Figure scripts
>> begin
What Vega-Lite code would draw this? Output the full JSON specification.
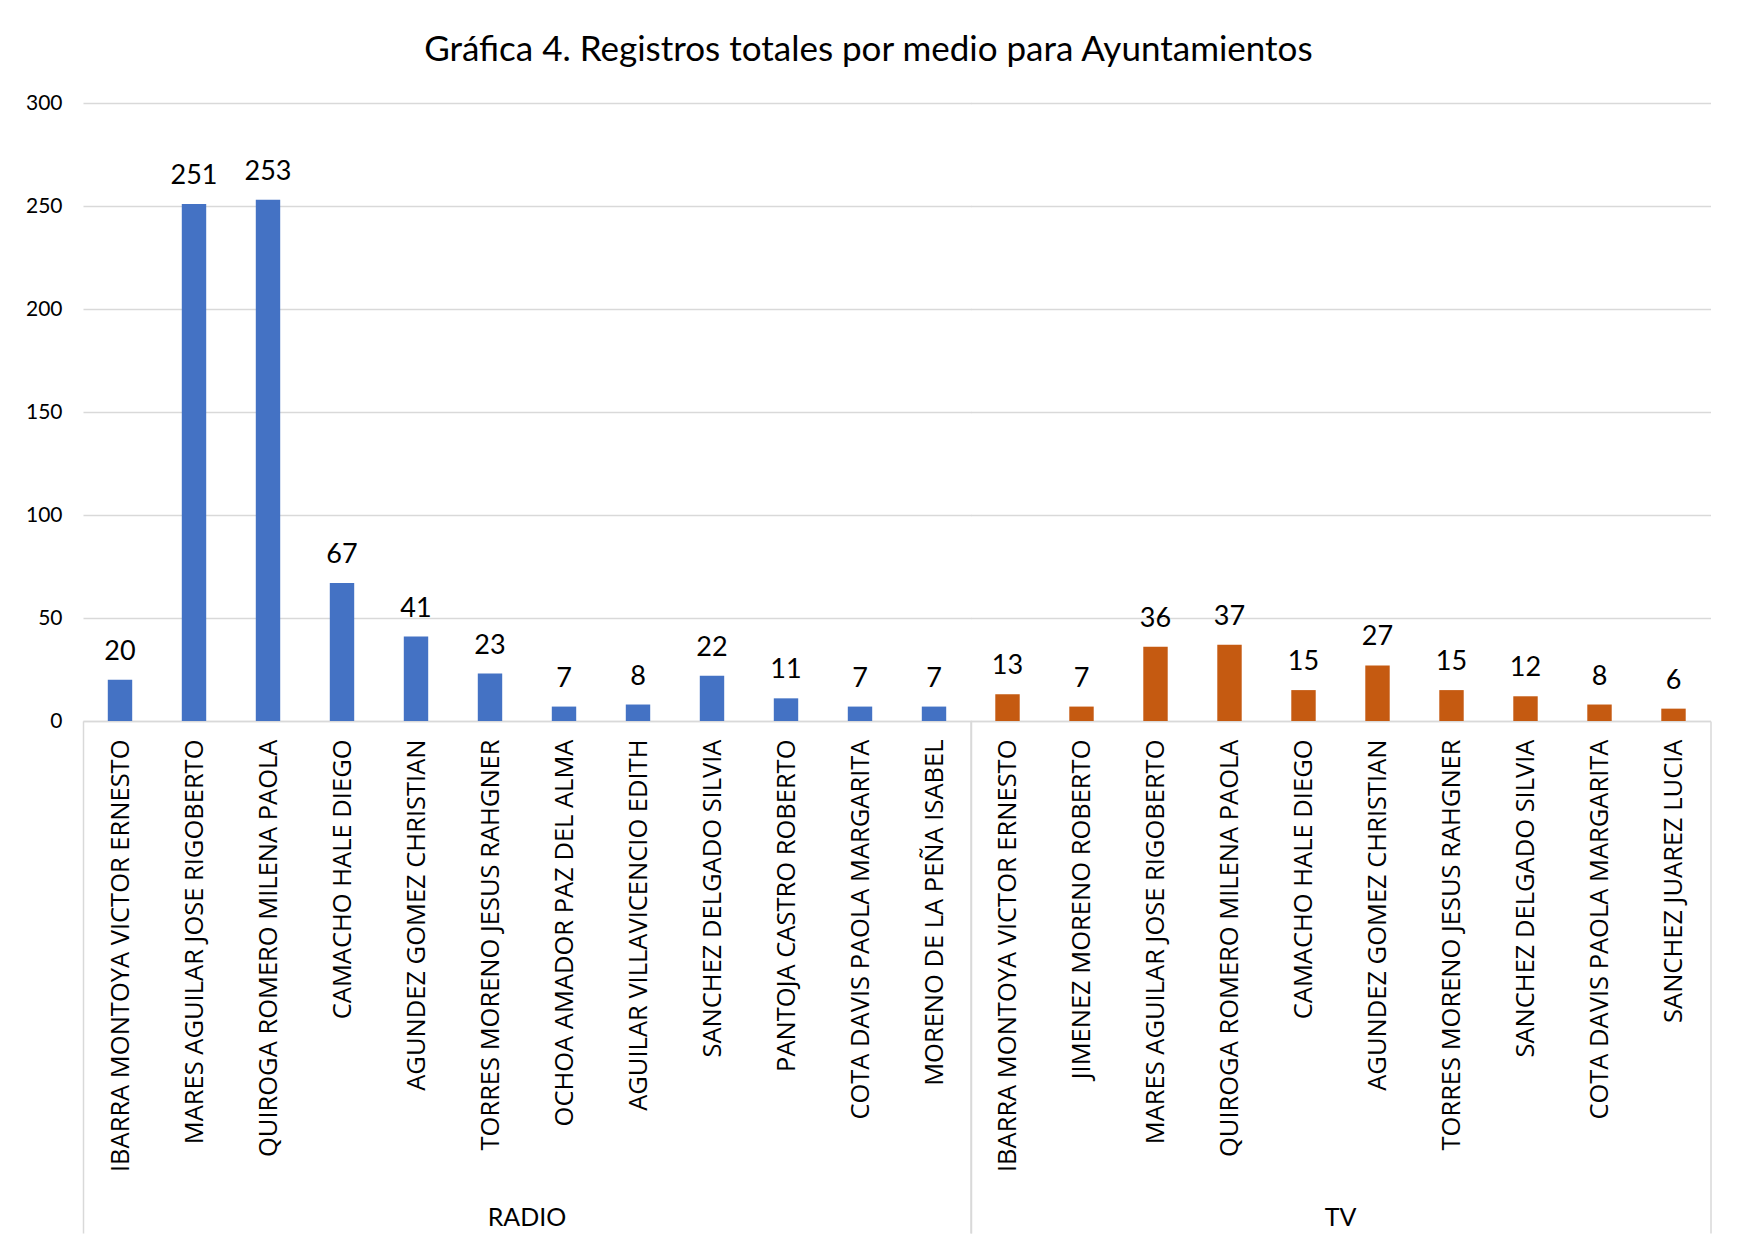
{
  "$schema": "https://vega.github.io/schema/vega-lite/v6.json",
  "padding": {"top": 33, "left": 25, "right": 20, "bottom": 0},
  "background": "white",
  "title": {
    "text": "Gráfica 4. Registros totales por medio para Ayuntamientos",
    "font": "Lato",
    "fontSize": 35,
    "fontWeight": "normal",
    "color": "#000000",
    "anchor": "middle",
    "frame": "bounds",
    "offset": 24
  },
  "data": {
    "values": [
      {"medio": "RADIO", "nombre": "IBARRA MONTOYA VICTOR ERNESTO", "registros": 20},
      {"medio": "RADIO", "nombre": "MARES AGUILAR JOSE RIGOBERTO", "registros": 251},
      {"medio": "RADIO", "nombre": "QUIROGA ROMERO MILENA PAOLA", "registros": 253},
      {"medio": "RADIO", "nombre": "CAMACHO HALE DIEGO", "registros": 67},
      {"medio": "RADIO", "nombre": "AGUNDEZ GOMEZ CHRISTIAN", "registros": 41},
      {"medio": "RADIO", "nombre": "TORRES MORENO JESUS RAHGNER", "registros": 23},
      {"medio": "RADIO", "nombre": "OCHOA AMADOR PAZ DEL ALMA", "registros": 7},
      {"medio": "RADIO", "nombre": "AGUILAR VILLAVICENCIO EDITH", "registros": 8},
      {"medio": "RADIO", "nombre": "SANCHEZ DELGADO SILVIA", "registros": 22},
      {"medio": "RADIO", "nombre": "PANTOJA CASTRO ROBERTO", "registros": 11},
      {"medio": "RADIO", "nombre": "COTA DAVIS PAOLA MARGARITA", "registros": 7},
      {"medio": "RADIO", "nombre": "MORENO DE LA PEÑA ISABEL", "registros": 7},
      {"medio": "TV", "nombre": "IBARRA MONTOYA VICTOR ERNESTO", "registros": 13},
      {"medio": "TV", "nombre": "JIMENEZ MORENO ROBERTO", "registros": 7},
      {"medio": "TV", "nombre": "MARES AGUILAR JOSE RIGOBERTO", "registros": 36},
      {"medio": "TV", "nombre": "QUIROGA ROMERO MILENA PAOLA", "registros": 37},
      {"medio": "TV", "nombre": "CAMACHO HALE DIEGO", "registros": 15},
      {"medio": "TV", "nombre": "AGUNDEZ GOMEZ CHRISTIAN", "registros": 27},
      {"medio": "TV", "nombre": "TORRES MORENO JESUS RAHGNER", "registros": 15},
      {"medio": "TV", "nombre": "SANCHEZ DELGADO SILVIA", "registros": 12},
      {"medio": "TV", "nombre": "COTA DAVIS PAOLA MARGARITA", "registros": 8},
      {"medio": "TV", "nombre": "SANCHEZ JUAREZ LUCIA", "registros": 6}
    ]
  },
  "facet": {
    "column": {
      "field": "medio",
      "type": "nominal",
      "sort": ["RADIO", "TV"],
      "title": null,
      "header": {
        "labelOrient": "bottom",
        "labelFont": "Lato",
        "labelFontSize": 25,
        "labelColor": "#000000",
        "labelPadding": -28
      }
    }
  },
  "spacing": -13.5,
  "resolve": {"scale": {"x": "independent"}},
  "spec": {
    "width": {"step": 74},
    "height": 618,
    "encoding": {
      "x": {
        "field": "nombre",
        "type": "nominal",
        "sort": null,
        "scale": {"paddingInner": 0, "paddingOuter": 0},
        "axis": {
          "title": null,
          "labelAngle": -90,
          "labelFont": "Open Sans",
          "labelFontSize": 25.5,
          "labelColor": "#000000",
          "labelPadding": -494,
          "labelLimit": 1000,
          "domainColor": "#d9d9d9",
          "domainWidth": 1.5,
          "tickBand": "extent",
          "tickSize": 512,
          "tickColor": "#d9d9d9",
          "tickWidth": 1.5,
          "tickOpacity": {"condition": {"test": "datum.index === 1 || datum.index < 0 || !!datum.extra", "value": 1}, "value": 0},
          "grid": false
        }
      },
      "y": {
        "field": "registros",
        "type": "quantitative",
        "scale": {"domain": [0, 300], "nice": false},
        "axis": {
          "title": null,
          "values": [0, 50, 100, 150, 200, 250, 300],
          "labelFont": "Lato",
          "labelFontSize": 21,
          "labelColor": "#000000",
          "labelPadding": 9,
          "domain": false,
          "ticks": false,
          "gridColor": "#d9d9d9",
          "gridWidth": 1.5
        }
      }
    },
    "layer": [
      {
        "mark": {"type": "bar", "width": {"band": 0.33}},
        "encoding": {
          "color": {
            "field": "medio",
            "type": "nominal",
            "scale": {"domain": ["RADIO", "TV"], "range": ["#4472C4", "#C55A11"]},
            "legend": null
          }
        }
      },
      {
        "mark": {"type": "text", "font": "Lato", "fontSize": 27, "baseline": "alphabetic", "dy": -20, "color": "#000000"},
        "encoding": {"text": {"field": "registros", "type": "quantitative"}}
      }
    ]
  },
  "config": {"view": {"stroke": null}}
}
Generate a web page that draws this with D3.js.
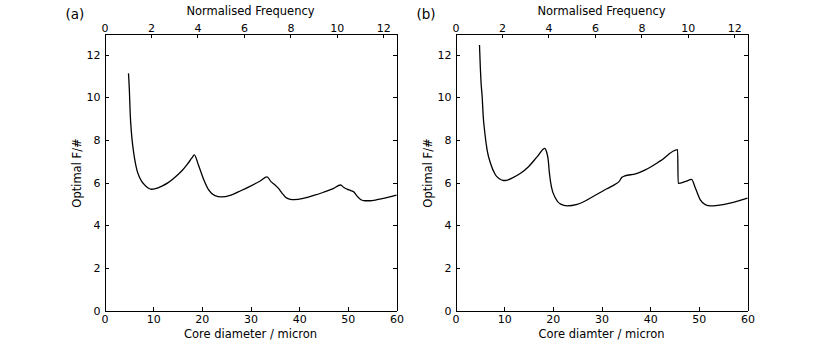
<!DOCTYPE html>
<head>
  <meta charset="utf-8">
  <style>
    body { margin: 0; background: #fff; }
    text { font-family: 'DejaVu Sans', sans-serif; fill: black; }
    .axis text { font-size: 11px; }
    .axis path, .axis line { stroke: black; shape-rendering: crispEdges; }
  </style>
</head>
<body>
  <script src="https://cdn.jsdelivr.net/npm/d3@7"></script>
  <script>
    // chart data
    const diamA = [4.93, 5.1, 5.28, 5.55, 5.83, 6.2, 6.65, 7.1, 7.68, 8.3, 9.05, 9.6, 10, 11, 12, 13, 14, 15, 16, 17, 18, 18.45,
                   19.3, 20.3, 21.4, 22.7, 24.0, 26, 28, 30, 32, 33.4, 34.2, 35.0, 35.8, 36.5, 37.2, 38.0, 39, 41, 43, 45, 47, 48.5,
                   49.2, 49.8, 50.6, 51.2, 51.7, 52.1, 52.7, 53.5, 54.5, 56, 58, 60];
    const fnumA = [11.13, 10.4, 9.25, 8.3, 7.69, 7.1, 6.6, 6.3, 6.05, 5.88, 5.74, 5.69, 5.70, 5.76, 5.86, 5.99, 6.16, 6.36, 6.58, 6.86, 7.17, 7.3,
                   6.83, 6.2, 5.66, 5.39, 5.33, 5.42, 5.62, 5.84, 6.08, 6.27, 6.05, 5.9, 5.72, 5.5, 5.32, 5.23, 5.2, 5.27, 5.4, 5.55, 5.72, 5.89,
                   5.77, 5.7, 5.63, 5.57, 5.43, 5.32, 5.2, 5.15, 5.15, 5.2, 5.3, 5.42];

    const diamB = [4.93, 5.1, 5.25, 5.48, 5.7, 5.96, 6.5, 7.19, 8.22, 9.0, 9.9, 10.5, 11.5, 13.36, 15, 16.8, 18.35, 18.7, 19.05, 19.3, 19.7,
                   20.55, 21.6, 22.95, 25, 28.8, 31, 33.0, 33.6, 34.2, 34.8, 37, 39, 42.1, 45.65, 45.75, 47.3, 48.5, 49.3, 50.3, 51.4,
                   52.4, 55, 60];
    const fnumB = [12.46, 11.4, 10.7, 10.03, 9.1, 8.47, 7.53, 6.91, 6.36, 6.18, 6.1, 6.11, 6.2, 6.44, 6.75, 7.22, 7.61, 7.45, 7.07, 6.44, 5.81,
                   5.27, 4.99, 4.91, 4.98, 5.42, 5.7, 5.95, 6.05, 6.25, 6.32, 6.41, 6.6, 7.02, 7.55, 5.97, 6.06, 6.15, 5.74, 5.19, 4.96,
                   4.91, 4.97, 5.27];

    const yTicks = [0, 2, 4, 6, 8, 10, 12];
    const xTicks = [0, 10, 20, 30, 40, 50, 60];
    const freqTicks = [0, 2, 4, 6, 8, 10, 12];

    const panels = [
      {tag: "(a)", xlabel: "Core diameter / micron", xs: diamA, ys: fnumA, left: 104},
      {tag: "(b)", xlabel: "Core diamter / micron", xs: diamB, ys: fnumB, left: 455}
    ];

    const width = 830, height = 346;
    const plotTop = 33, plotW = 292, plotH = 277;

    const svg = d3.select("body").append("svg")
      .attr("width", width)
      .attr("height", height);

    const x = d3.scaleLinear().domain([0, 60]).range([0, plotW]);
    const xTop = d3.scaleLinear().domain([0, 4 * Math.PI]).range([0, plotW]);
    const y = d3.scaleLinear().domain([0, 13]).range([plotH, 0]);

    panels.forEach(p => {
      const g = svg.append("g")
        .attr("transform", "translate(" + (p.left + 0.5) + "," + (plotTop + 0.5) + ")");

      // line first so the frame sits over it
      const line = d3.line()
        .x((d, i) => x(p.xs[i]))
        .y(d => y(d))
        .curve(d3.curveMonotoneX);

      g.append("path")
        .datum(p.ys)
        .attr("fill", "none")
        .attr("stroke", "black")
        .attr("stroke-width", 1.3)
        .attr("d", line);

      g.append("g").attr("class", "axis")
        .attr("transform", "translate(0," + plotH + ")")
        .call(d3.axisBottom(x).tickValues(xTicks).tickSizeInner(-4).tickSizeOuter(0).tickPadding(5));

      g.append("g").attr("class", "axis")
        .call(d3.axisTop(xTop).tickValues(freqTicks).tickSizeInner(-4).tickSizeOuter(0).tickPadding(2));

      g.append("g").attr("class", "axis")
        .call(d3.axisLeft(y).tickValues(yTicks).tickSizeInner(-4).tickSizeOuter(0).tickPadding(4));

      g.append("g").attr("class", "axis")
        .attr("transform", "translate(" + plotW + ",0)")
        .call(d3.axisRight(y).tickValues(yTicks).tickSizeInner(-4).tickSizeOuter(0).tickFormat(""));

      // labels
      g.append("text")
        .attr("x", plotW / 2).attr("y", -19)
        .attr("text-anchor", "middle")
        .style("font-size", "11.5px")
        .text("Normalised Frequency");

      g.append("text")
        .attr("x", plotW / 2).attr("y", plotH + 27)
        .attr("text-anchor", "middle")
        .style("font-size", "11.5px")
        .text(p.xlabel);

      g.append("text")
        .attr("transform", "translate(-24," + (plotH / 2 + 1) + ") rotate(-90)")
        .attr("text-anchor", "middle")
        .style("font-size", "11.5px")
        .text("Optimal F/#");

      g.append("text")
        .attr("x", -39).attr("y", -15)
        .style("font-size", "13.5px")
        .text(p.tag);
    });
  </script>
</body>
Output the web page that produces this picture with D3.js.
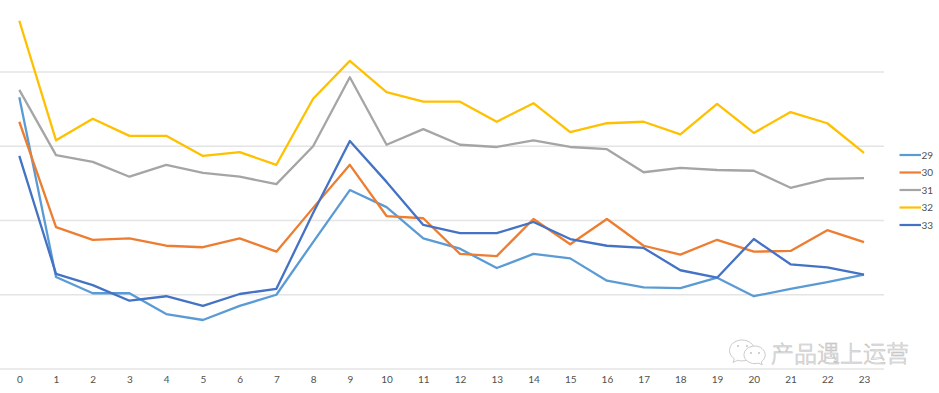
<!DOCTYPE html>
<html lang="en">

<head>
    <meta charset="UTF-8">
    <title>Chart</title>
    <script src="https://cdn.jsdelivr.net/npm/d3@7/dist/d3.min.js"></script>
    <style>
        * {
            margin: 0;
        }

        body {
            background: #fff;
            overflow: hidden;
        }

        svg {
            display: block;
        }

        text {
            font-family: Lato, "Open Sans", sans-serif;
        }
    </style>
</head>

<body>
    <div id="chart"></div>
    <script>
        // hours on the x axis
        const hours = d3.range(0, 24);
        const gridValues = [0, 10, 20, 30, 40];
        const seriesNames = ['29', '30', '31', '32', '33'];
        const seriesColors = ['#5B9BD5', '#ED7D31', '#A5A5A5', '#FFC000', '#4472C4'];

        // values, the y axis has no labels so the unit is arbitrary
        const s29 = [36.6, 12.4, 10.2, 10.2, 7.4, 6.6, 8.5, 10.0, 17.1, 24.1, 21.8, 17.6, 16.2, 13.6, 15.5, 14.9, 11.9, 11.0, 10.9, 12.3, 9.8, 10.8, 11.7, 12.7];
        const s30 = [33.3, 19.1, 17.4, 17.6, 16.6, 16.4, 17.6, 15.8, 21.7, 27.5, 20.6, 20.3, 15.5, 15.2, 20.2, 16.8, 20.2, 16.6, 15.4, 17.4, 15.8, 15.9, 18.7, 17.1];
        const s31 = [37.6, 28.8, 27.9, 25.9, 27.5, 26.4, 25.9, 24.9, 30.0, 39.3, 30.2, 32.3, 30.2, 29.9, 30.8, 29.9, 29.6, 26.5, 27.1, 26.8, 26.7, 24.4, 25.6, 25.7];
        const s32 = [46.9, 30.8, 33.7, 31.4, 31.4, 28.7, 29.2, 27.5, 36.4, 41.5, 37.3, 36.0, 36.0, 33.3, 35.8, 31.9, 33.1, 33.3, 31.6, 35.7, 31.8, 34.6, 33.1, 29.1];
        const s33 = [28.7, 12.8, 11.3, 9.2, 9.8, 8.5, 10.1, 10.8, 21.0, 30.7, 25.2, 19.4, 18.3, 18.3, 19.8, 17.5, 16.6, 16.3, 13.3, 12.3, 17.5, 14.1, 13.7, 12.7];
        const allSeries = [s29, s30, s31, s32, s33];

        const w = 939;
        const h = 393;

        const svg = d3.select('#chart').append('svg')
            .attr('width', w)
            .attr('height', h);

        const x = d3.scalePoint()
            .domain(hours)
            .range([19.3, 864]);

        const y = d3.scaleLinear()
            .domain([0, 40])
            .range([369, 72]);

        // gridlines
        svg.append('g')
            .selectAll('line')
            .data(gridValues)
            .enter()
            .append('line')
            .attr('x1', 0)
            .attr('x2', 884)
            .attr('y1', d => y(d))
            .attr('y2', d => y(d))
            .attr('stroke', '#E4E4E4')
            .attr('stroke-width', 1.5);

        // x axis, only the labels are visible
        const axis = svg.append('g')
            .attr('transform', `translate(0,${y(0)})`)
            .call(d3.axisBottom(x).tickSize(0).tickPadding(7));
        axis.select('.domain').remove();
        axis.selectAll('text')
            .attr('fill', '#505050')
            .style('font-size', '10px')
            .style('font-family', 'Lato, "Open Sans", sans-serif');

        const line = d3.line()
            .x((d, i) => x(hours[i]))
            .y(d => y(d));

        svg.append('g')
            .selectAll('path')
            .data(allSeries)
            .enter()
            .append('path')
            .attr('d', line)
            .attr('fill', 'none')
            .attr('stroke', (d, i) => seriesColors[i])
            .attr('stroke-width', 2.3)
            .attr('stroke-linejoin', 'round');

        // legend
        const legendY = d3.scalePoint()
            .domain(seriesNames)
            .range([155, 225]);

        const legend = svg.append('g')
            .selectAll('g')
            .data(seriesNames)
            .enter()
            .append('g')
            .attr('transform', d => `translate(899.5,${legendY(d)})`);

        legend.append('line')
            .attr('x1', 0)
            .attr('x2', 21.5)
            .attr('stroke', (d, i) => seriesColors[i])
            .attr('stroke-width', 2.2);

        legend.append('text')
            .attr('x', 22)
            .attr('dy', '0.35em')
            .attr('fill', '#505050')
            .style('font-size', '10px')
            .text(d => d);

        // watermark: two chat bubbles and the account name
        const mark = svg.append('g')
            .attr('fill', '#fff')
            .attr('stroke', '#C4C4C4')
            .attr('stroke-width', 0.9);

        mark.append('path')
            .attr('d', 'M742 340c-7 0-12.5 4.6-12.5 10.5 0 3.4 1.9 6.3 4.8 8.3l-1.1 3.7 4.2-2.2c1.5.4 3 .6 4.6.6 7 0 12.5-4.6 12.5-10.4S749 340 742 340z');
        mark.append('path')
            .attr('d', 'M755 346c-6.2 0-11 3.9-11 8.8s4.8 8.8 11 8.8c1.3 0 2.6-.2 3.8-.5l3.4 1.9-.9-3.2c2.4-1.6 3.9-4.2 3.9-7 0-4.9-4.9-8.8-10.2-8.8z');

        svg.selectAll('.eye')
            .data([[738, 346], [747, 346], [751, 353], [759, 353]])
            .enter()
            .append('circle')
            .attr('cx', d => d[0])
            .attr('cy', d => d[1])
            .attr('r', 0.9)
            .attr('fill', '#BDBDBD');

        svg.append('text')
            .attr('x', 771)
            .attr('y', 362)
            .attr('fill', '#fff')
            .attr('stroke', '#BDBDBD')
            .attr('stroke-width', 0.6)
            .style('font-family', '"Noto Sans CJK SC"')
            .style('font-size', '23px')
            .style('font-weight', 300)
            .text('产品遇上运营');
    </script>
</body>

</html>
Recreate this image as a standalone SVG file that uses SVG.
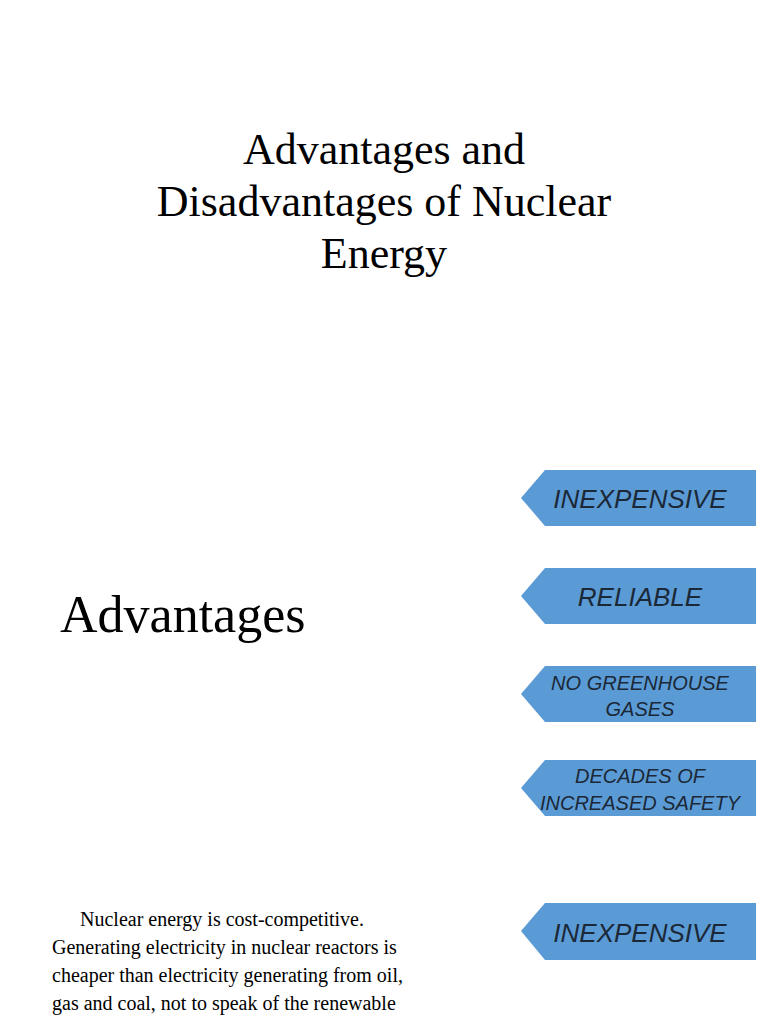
>> end
WHAT YOU HAVE TO DO: Everything from the line with "Output the web" down to the line with "['#5B9BD5', '#ED7D31', '#A5A5A5', '#FFC000', '#4472C4'];" in the data above should be copied exactly, with both end lines kept and the pictures left out.

SOLUTION FOR THIS TASK:
Output the web page that produces this picture with D3.js.
<!DOCTYPE html>
<html lang="en">

<head>
    <meta charset="UTF-8">
    <title>Chart</title>
    <script src="https://cdn.jsdelivr.net/npm/d3@7/dist/d3.min.js"></script>
    <style>
        * {
            margin: 0;
        }

        body {
            background: #fff;
            overflow: hidden;
        }

        svg {
            display: block;
        }

        text {
            font-family: Lato, "Open Sans", sans-serif;
        }
    </style>
</head>

<body>
    <div id="chart"></div>
    <script>
        // hours on the x axis
        const hours = d3.range(0, 24);
        const gridValues = [0, 10, 20, 30, 40];
        const seriesNames = ['29', '30', '31', '32', '33'];
        const seriesColors = ['#5B9BD5', '#ED7D31', '#A5A5A5', '#FFC000', '#4472C4'];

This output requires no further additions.